As oil and gas bankruptcies mount, the use of fairness and solvency opinions will be crucial for transactions in today’s environment.

Hanson explains the use of fairness opinions in simple terms: “A fairness opinion is a legal document usually provided to a board, or a special committee of a company, by an independent, third-party advisor (typically a financial advisory firm) that states that the valuation of a transaction is fair from a financial point-of-view.”

Fairness opinions are essential to protecting management teams and board of directors of a company. These opinions ensure that the transaction, large or small, is conducted in good faith and due care and help to avoid legal issues for a Board down the road. “Pretty much since 1985, every marquee transaction a business made has gotten a fairness opinion,” Hanson says.

Solvency opinions, meanwhile, are even lesser known than its fairness opinion cousin, but they’re starting to be more prevalent in the oil and gas industry due to an increase in bankruptcies and restructuring events.

“Solvency opinions are a unique animal,” Hanson says. “They’re a very specific opinion designed from a legal point-of-view to protect a company against potential fraudulent transfer claims.”

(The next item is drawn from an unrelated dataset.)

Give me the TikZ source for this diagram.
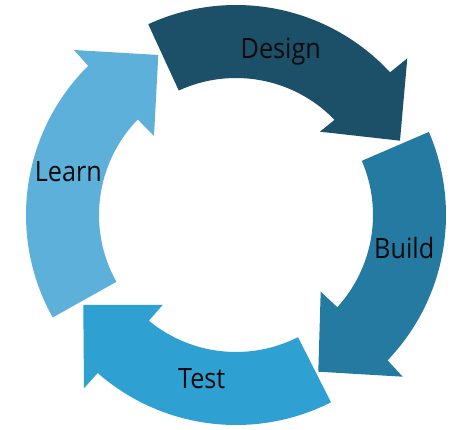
\documentclass[tikz,border=0pt]{standalone}
\usepackage{fontspec}
\setmainfont{Open Sans}[FakeStretch=0.9]
\definecolor{designc}{RGB}{27,80,104}
\definecolor{buildc}{RGB}{36,122,160}
\definecolor{testc}{RGB}{46,160,210}
\definecolor{learnc}{RGB}{92,176,218}
\definecolor{labelc}{RGB}{10,10,10}
\tikzset{
  seg/.style={fill=#1, draw=none},
  lbl/.style={anchor=base, inner sep=0pt, text=labelc, font=\fontsize{28}{32}\selectfont}
}
\begin{document}
\begin{tikzpicture}[x=1pt,y=1pt]
\useasboundingbox (-236,-215) rectangle (238,215);
% Design
\fill[seg=designc] (114.7:210) arc[start angle=114.7, end angle=42.8, radius=210]
  -- (171.3,156.7) -- (164,74.3) -- (84,83.3) -- (44.0:137)
  arc[start angle=44.0, end angle=114.7, radius=137] -- cycle;
% Build
\fill[seg=buildc] (23.3:210) arc[start angle=23.3, end angle=-43.8, radius=210]
  -- (166.7,-161.7) -- (82.3,-156.7) -- (84.7,-76.7) -- (-42.3:137)
  arc[start angle=-42.3, end angle=23.3, radius=137] -- cycle;
% Test
\fill[seg=testc] (-63.1:210) arc[start angle=-63.1, end angle=-131.2, radius=210]
  -- (-152,-173.3) -- (-152.7,-90) -- (-73.3,-90) -- (-129.5:137)
  arc[start angle=-129.5, end angle=-63.1, radius=137] -- cycle;
% Learn
\fill[seg=learnc] (-150.8:210) arc[start angle=-150.8, end angle=-225.25, radius=210]
  -- (-162,165) -- (-77.7,160) -- (-82,79) -- (-224.2:137)
  arc[start angle=-224.2, end angle=-150.8, radius=137] -- cycle;
\node[lbl] (design) at (44.8,156.7) {Design};
\node[lbl] (build) at (168.2,-43.3) {Build};
\node[lbl] (test) at (-34.3,-173.3) {Test};
\node[lbl] (learn) at (-167.7,33.3) {Learn};
\end{tikzpicture}
\end{document}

Fraudulent transfer occurs when a company is transferring assets out if they’re not receiving equivalent value for those assets, and if the company is left insolvent, there could be a claim of fraudulent transfer, which could compel a bankruptcy court to unwind the transaction.

“So, what a solvency opinion does is, it uses language that’s consistent with U.S. and state bankruptcy statues that shows giving effect to the transaction, the company is not insolvent,” Hanson noted.

As Hanson points out, directors and managers don’t want to be held personally responsible for perpetrating fraudulent transfer by affecting a transaction that may leave a company insolvent.